The genetic diversity and statistic numbers of CV-A16 in this study. (A) The neighbor-joining phylogenetic tree based on the entire VP1 genome of seventy-one representative strains for genotyping. The numbers at each node show the bootstrap values constructed using the neighbor-joining method with 1,000 bootstrap replicates. (B) The numbers and geographic distributions of the CV-A16 sub-genogroups in this study (n = 166). (C) The bar chart showing the CV-A16 sample distributions of all representative full-length genomes across five geographic areas in China (n = 271). The corresponding genotypes, which were detected in China, are labeled in the bar plot. (D) The genetic diversity of the open reading frame (ORF) genome of CV-A16 in this study, which was calculated using a sliding window of 300 nucleotides with a step size of twenty-five nucleotides. The red lines show the partitive genomic region of P1, P2, and P3, respectively. The colored lines represent the corresponding areas, as shown in Fig. 2C.

Figure 3.

The temporal phylogenies and epidemic characteristics of CV-A16 estimated with the P1 genomic sequences. (A) The relative genetic diversity of the CV-A16 sequences in China. The x-axis represents the units of year, and the y-axis shows the measure of genetic diversity (logarithmic scale of Neτ, where Ne is the effective population size and τ is the generation time). The black line shows the median estimates of the CV-A16 population size and the green shading represents the 95 per cent CI. (B) The histogram of the average number of state transitions based on five geographic locations. (C) The MCC phylogenetic tree based on the entire P1 coding region in China and colored according to the different areas.

Figure 4.

Spatial diffusion of CV-A16 in China. (A) Spatial transmission pathways of CV-A16 inferred using the Bayesian Stochastic Search Variable Selection method.

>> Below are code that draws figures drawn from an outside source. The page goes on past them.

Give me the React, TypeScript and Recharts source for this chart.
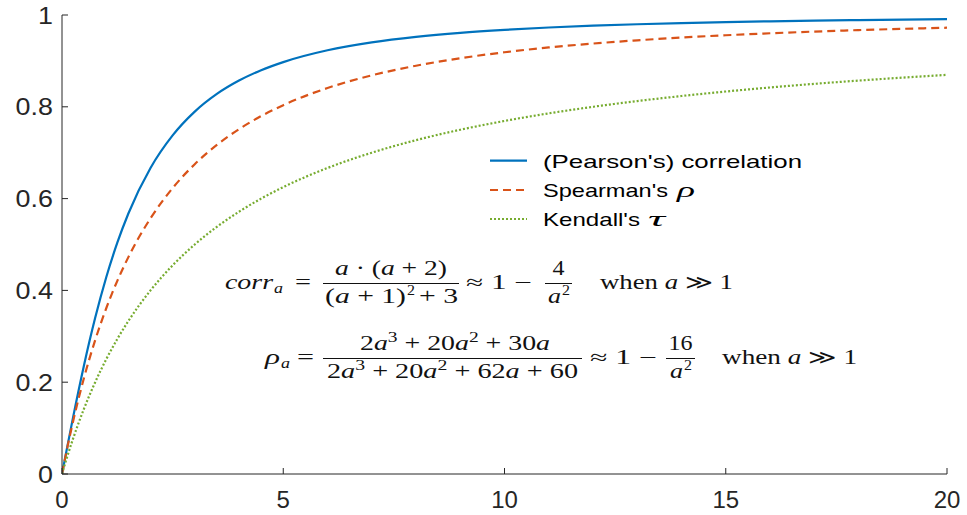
import React from 'react';
import { LineChart, Line, XAxis, YAxis, Legend } from 'recharts';

// ---- data ----
const aValues = [0, 0.1, 0.25, 0.5, 0.75, 1, 1.25, 1.5, 2, 2.5, 3, 3.5, 4, 4.5, 5, 6, 7, 8, 9, 10, 11, 12, 13, 14, 15, 16, 17, 18, 19, 20];
const pearson = [0, 0.0499, 0.1233, 0.2381, 0.3402, 0.4286, 0.5039, 0.5676, 0.6667, 0.7377, 0.7895, 0.828, 0.8571, 0.8797, 0.8974, 0.9231, 0.9403, 0.9524, 0.9612, 0.9677, 0.9728, 0.9767, 0.9799, 0.9825, 0.9846, 0.9863, 0.9878, 0.989, 0.9901, 0.991];
const spearman = [0, 0.0482, 0.1144, 0.2104, 0.2917, 0.3611, 0.4208, 0.4725, 0.5571, 0.6229, 0.675, 0.717, 0.7513, 0.7798, 0.8036, 0.8409, 0.8685, 0.8895, 0.9058, 0.9188, 0.9293, 0.9378, 0.9449, 0.9509, 0.9559, 0.9602, 0.9639, 0.9671, 0.9699, 0.9723];
const kendall = [0, 0.0323, 0.0769, 0.1429, 0.2, 0.25, 0.2941, 0.3333, 0.4, 0.4545, 0.5, 0.5385, 0.5714, 0.6, 0.625, 0.6667, 0.7, 0.7273, 0.75, 0.7692, 0.7857, 0.8, 0.8125, 0.8235, 0.8333, 0.8421, 0.85, 0.8571, 0.8636, 0.8696];

const xTicks = [0, 5, 10, 15, 20];
const xTickLabels = ['0', '5', '10', '15', '20'];
const yTicks = [0, 0.2, 0.4, 0.6, 0.8, 1];
const yTickLabels = ['0', '0.2', '0.4', '0.6', '0.8', '1'];

const seriesNames = ["(Pearson's) correlation", "Spearman's", "Kendall's"];
const seriesSymbols = ['', 'ρ', 'τ'];
const seriesColors = ['#0072BD', '#D95319', '#77AC30'];
const seriesDash = ['0', '8 5', '2 2'];

const data = aValues.map((a, i) => ({ a, pearson: pearson[i], spearman: spearman[i], kendall: kendall[i] }));

const AXIS = '#262626';
const SANS = "'Liberation Sans', Arial, Helvetica, sans-serif";
const SERIF = "'Liberation Serif', 'Times New Roman', serif";

const charW = (s: string) => {
  let w = 0;
  for (const c of s) w += c === '.' ? 0.278 : 0.556;
  return w;
};

const YTick = (props: any) => {
  const { x, y, payload } = props;
  const s = yTickLabels[payload.index] ?? String(payload.value);
  const fs = 24;
  return (
    <text x={x} y={y} dy="0.36em" textAnchor="end" fontSize={fs} fill={AXIS} fontFamily={SANS}
      textLength={charW(s) * fs * 1.12} lengthAdjust="spacingAndGlyphs">{s}</text>
  );
};

const XTick = (props: any) => {
  const { x, y, payload } = props;
  const s = xTickLabels[payload.index] ?? String(payload.value);
  const fs = 24;
  return (
    <text x={x} y={y} dy="0.71em" textAnchor="middle" fontSize={fs} fill={AXIS} fontFamily={SANS}>{s}</text>
  );
};

const LegendBox = () => {
  const rows = [18.7, 48, 77];
  const textW = [259, 125, 97];
  const symX = [0, 134, 105];
  const symW = [0, 18, 17];
  return (
    <svg width={340} height={95} style={{ overflow: 'visible' }}>
      {seriesNames.map((n, i) => (
        <g key={n}>
          <line x1={5} x2={42} y1={rows[i]} y2={rows[i]} stroke={seriesColors[i]} strokeWidth={2.2}
            strokeDasharray={seriesDash[i]} />
          <text x={58} y={rows[i] + 6.8} fontSize={19} fontFamily={SANS} fill="#000"
            textLength={textW[i]} lengthAdjust="spacingAndGlyphs">{n}</text>
          {seriesSymbols[i] ? (
            <text x={58 + symX[i]} y={rows[i] + 6.8} fontSize={20} fontFamily={SERIF} fontStyle="italic" fill="#000"
              textLength={symW[i]} lengthAdjust="spacingAndGlyphs">{seriesSymbols[i]}</text>
          ) : null}
        </g>
      ))}
    </svg>
  );
};

type TP = { x: number; y: number; w?: number; fs?: number; anchor?: 'start' | 'middle' | 'end'; italic?: boolean; children: React.ReactNode };
const T = ({ x, y, w, fs = 20, anchor = 'start', italic, children }: TP) => (
  <text x={x} y={y} fontSize={fs} fontFamily={SERIF} fill="#111" textAnchor={anchor}
    fontStyle={italic ? 'italic' : 'normal'}
    {...(w ? { textLength: w, lengthAdjust: 'spacingAndGlyphs' } : {})}>{children}</text>
);
const I = ({ children }: { children: React.ReactNode }) => <tspan fontStyle="italic">{children}</tspan>;
const Sup = ({ children }: { children: React.ReactNode }) => (
  <tspan dy={-8} fontSize={14}>{children}</tspan>
);

const Formulas = () => {
  const B1 = 288.5;
  const B2 = 363.5;
  return (
    <svg width={967} height={515} style={{ position: 'absolute', left: 0, top: 0, pointerEvents: 'none' }}>
      {/* line 1 */}
      <T x={225} y={B1} w={48} italic>corr</T>
      <T x={274} y={B1 + 4} w={9} fs={14} italic>a</T>
      <T x={295} y={B1} w={16}>=</T>
      <line x1={323} x2={459} y1={B1 - 5} y2={B1 - 5} stroke="#111" strokeWidth={1} />
      <T x={335} y={B1 - 13.5} w={112}><I>a</I> · (<I>a</I> + 2)</T>
      <T x={325} y={B1 + 14} w={81}>(<I>a</I> + 1)</T>
      <T x={407} y={B1 + 6} w={8} fs={14}>2</T>
      <T x={419} y={B1 + 14} w={39}>+ 3</T>
      <T x={466} y={B1} w={66}>≈ 1 −</T>
      <line x1={545} x2={572} y1={B1 - 5} y2={B1 - 5} stroke="#111" strokeWidth={1} />
      <T x={558.5} y={B1 - 13.5} w={12} anchor="middle">4</T>
      <T x={548} y={B1 + 14} w={13} italic>a</T>
      <T x={562} y={B1 + 6} w={8} fs={14}>2</T>
      <T x={600} y={B1} w={133}>when <I>a</I> ≫ 1</T>

      {/* line 2 */}
      <T x={265} y={B2} w={15} italic>ρ</T>
      <T x={281} y={B2 + 4} w={9} fs={14} italic>a</T>
      <T x={297} y={B2} w={17}>=</T>
      <line x1={323} x2={582} y1={B2 - 5} y2={B2 - 5} stroke="#111" strokeWidth={1} />
      <T x={360} y={B2 - 13.5} w={190}>2<I>a</I><Sup>3</Sup><tspan dy={8} fontSize={20}> + 20<I>a</I></tspan><Sup>2</Sup><tspan dy={8} fontSize={20}> + 30<I>a</I></tspan></T>
      <T x={327} y={B2 + 14} w={251}>2<I>a</I><Sup>3</Sup><tspan dy={8} fontSize={20}> + 20<I>a</I></tspan><Sup>2</Sup><tspan dy={8} fontSize={20}> + 62<I>a</I> + 60</tspan></T>
      <T x={590} y={B2} w={67}>≈ 1 −</T>
      <line x1={666} x2={695} y1={B2 - 5} y2={B2 - 5} stroke="#111" strokeWidth={1} />
      <T x={680.5} y={B2 - 13.5} w={24} anchor="middle">16</T>
      <T x={670} y={B2 + 14} w={13} italic>a</T>
      <T x={684} y={B2 + 6} w={8} fs={14}>2</T>
      <T x={722} y={B2} w={135}>when <I>a</I> ≫ 1</T>
    </svg>
  );
};

export default function App() {
  return (
    <div style={{ position: 'absolute', left: 0, top: 0, width: 967, height: 515, background: '#fff' }}>
      <LineChart width={967} height={515} data={data} margin={{ top: 15, right: 20, bottom: 0, left: 0 }}>
        <XAxis dataKey="a" type="number" domain={[0, 20]} ticks={xTicks} interval={0}
          height={41} tickSize={-6} tickMargin={23} stroke={AXIS} tick={<XTick />} allowDataOverflow />
        <XAxis xAxisId="top" orientation="top" dataKey="a" type="number" domain={[0, 20]} ticks={xTicks}
          height={0} tickSize={-6} stroke={AXIS} tickFormatter={() => ''} />
        <YAxis type="number" domain={[0, 1]} ticks={yTicks} interval={0} width={62} tickSize={-6}
          tickMargin={15} stroke={AXIS} tick={<YTick />} allowDataOverflow />
        <YAxis yAxisId="right" orientation="right" type="number" domain={[0, 1]} ticks={yTicks} width={0}
          tickSize={-6} stroke={AXIS} tickFormatter={() => ''} />
        <Line dataKey="pearson" name={seriesNames[0]} type="monotone" stroke={seriesColors[0]} strokeWidth={2.2}
          dot={false} isAnimationActive={false} />
        <Line dataKey="spearman" name={seriesNames[1]} type="monotone" stroke={seriesColors[1]} strokeWidth={2.2}
          strokeDasharray={seriesDash[1]} dot={false} isAnimationActive={false} />
        <Line dataKey="kendall" name={seriesNames[2]} type="monotone" stroke={seriesColors[2]} strokeWidth={2.2}
          strokeDasharray={seriesDash[2]} dot={false} isAnimationActive={false} />
        <Legend layout="vertical" verticalAlign="middle" align="center" content={<LegendBox />}
          wrapperStyle={{ left: 485, top: 142, width: 340, height: 95 }} />
      </LineChart>
      <Formulas />
    </div>
  );
}
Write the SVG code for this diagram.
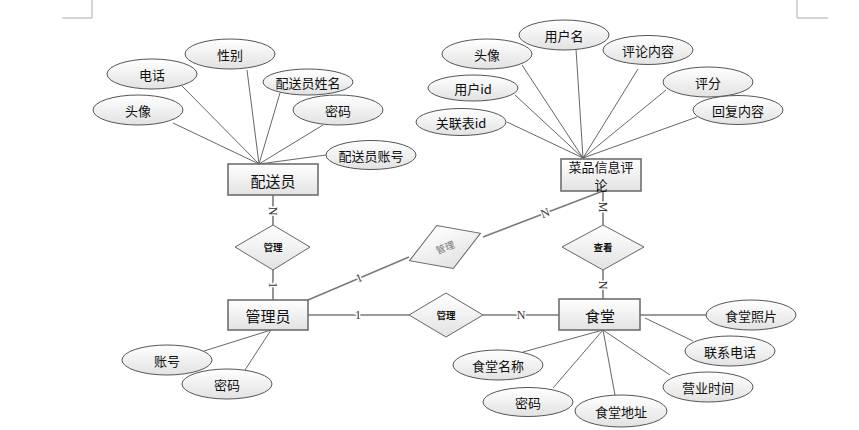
<svg xmlns="http://www.w3.org/2000/svg" width="859" height="430" viewBox="0 0 859 430">
<defs>
<linearGradient id="g" x1="0" y1="0" x2="0" y2="1">
<stop offset="0" stop-color="#ffffff"/>
<stop offset="1" stop-color="#e2e2e2"/>
</linearGradient>
<style>
.at ellipse{fill:url(#g);stroke:#555;stroke-width:1}
.en rect{fill:url(#g);stroke:#6e6e6e;stroke-width:1.6}
.rl polygon{fill:url(#g);stroke:#666;stroke-width:1}
text{font-family:"Noto Sans CJK SC","Liberation Sans",sans-serif;fill:#111;text-anchor:middle;dominant-baseline:central}
.at text{font-size:13px}
.en text{font-size:15px}
.en text.sm{font-size:13px}
.rl text{font-size:9.5px;font-weight:bold}
.al line{stroke:#555;stroke-width:0.9}
.rline{stroke:#7a7a7a;stroke-width:1.6;fill:none}
.lb{font-family:"Liberation Serif",serif;font-size:12px;fill:#333;stroke:#fff;stroke-width:3;paint-order:stroke}
.crn{stroke:#aaa;stroke-width:1;fill:none}
</style>
</defs>
<rect width="859" height="430" fill="#fff"/>
<g id="corners">
<path class="crn" d="M92 0V18H62M797 0V18H828"/>
</g>
<g id="connectors">
<g class="al">
<line x1="259" y1="164" x2="182" y2="86"/>
<line x1="259" y1="164" x2="247" y2="70"/>
<line x1="259" y1="164" x2="280" y2="93"/>
<line x1="259" y1="164" x2="173" y2="123"/>
<line x1="259" y1="164" x2="323" y2="125"/>
<line x1="259" y1="164" x2="326" y2="155"/>
<line x1="583" y1="158" x2="576" y2="49"/>
<line x1="583" y1="158" x2="522" y2="65"/>
<line x1="583" y1="158" x2="638" y2="69"/>
<line x1="583" y1="158" x2="515" y2="95"/>
<line x1="583" y1="158" x2="666" y2="90"/>
<line x1="583" y1="158" x2="507" y2="122"/>
<line x1="583" y1="158" x2="697" y2="117"/>
<line x1="271" y1="330" x2="204" y2="351"/>
<line x1="271" y1="330" x2="245" y2="370"/>
<line x1="603" y1="330" x2="523" y2="352"/>
<line x1="603" y1="330" x2="553" y2="388"/>
<line x1="603" y1="330" x2="615" y2="395"/>
<line x1="603" y1="330" x2="670" y2="375"/>
<line x1="645" y1="318" x2="693" y2="341"/>
</g>
<line class="rline" x1="640" y1="315" x2="706" y2="315"/>
<line class="rline" x1="273" y1="195" x2="273" y2="225"/>
<line class="rline" x1="273" y1="270" x2="273" y2="300"/>
<line class="rline" x1="603" y1="191" x2="603" y2="225"/>
<line class="rline" x1="603" y1="270" x2="603" y2="299"/>
<line class="rline" x1="308" y1="315" x2="409" y2="315"/>
<line class="rline" x1="483" y1="315" x2="559" y2="315"/>
<line class="rline" x1="308" y1="300" x2="409" y2="257"/>
<line class="rline" x1="483" y1="237" x2="603" y2="191"/>
<text class="lb" transform="translate(273,211) rotate(90)">N</text>
<text class="lb" transform="translate(273,285) rotate(90)">1</text>
<text class="lb" transform="translate(603,207) rotate(90)">M</text>
<text class="lb" transform="translate(603,285) rotate(90)">N</text>
<text class="lb" x="358" y="315">1</text>
<text class="lb" x="521" y="315">N</text>
<text class="lb" transform="translate(359,278) rotate(-23)">1</text>
<text class="lb" transform="translate(545,213) rotate(-21)">N</text>
</g>
<g id="peisongyuan" class="en"><rect x="228" y="164" width="90" height="31"/><text x="273" y="180">配送员</text></g>
<g id="caipin" class="en"><rect x="561" y="159" width="80" height="32"/><text class="sm" x="601" y="166">菜品信息评</text><text class="sm" x="601" y="184">论</text></g>
<g id="guanliyuan" class="en"><rect x="228" y="300" width="80" height="30"/><text x="268" y="315">管理员</text></g>
<g id="shitang" class="en"><rect x="559" y="299" width="81" height="31"/><text x="600" y="315">食堂</text></g>
<g id="rel1" class="rl"><polygon points="273,225 310,247 273,270 235,247"/><text x="273" y="247">管理</text></g>
<g id="rel2" class="rl"><g transform="translate(445,247) rotate(-21)"><polygon points="-38,0 0,-23 38,0 0,23"/><text x="0" y="0" style="fill:#777;font-weight:normal">管理</text></g></g>
<g id="rel3" class="rl"><polygon points="603,225 644,247 603,270 562,247"/><text x="603" y="247">查看</text></g>
<g id="rel4" class="rl"><polygon points="446,293 483,315 446,337 409,315"/><text x="446" y="315">管理</text></g>
<g id="a1" class="at"><ellipse cx="152" cy="74" rx="45" ry="15"/><text x="152" y="74">电话</text></g>
<g id="a2" class="at"><ellipse cx="230" cy="54" rx="45" ry="15"/><text x="230" y="54">性别</text></g>
<g id="a3" class="at"><ellipse cx="308" cy="82" rx="45" ry="13"/><text x="308" y="82">配送员姓名</text></g>
<g id="a4" class="at"><ellipse cx="138" cy="110" rx="45" ry="15"/><text x="138" y="110">头像</text></g>
<g id="a5" class="at"><ellipse cx="338" cy="110" rx="45" ry="15"/><text x="338" y="110">密码</text></g>
<g id="a6" class="at"><ellipse cx="371" cy="155" rx="45" ry="14.5"/><text x="371" y="155">配送员账号</text></g>
<g id="b1" class="at"><ellipse cx="564" cy="35" rx="45" ry="15"/><text x="564" y="35">用户名</text></g>
<g id="b2" class="at"><ellipse cx="487" cy="54" rx="45" ry="15"/><text x="487" y="54">头像</text></g>
<g id="b3" class="at"><ellipse cx="648" cy="50" rx="45" ry="14.5"/><text x="648" y="50">评论内容</text></g>
<g id="b4" class="at"><ellipse cx="473" cy="88" rx="45" ry="13"/><text x="473" y="88">用户id</text></g>
<g id="b5" class="at"><ellipse cx="708" cy="82" rx="45" ry="15"/><text x="708" y="82">评分</text></g>
<g id="b6" class="at"><ellipse cx="461" cy="122" rx="45" ry="13.5"/><text x="461" y="122">关联表id</text></g>
<g id="b7" class="at"><ellipse cx="738" cy="110" rx="45" ry="14.5"/><text x="738" y="110">回复内容</text></g>
<g id="c1" class="at"><ellipse cx="167" cy="360" rx="45" ry="15"/><text x="167" y="360">账号</text></g>
<g id="c2" class="at"><ellipse cx="227" cy="384" rx="45" ry="15"/><text x="227" y="384">密码</text></g>
<g id="d1" class="at"><ellipse cx="751" cy="315" rx="45" ry="15"/><text x="751" y="315">食堂照片</text></g>
<g id="d2" class="at"><ellipse cx="730" cy="351" rx="45" ry="15"/><text x="730" y="351">联系电话</text></g>
<g id="d3" class="at"><ellipse cx="708" cy="387" rx="45" ry="15"/><text x="708" y="387">营业时间</text></g>
<g id="d4" class="at"><ellipse cx="498" cy="365" rx="45" ry="15"/><text x="498" y="365">食堂名称</text></g>
<g id="d5" class="at"><ellipse cx="528" cy="402" rx="45" ry="14.5"/><text x="528" y="402">密码</text></g>
<g id="d6" class="at"><ellipse cx="621" cy="411" rx="46" ry="16"/><text x="621" y="411">食堂地址</text></g>
</svg>
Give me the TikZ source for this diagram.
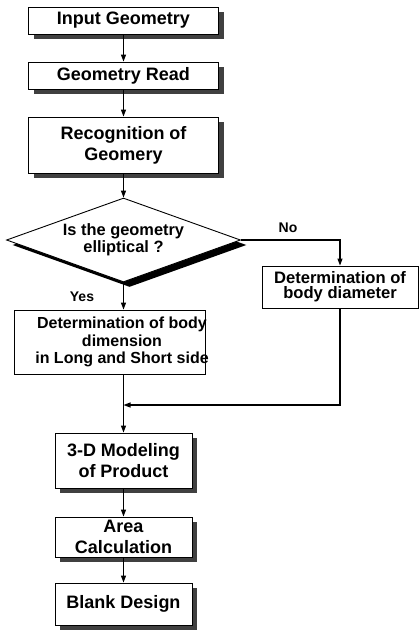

The solid black arrow shows decisive support for the diffusion pathway identified by the P1 and VP1 coding regions, with BF > 1,000 and indicator > 0.5. The dashed black arrow represents strong support for the diffusion pathway identified by one of the P1 and VP1 coding regions, with BF > 1,000 and indicator > 0.5. (B) The median inferred immigration events identified by the Marginal Structured Coalescent Approximation (MASCOT) method. The width of the arrows indicates the possibility of transmission. The dot sizes are proportional to the median inferred effective population sizes. The five regions of China are defined and colored.

Figure 5.

(A) and (C) The scatterplots show the first two principal components of the DAPC of the CV-A16 sequences in mainland China using years of sampling and locations of samples as prior clusters. Eigenvalues of the analysis are displayed in the inset. Groups are shown by different colors and dots representing individual isolates. (B) and (D) Assignment probabilities of CV-A16 individuals from the five sampling locations and years. The panels of CV-A16 individuals are shown according to the years of sampling and locations of samples. The scatterplot was analyzed using the CV-A16 ORF coding region.

Figure 6.

Similarity analysis of the CV-A16 strains with potential parents. The dataset of seventy-two ORF genomic sequences, including the representative genomic sequences available from GenBank and this study, was used. The red lines show the partitive genomic region of P1, P2, and P3, respectively. (A) Group 1, including three high identity sequences, was used as a query sequence. (B) Group 2 was used as a query sequence. (C) Group 3 was used as a query sequence.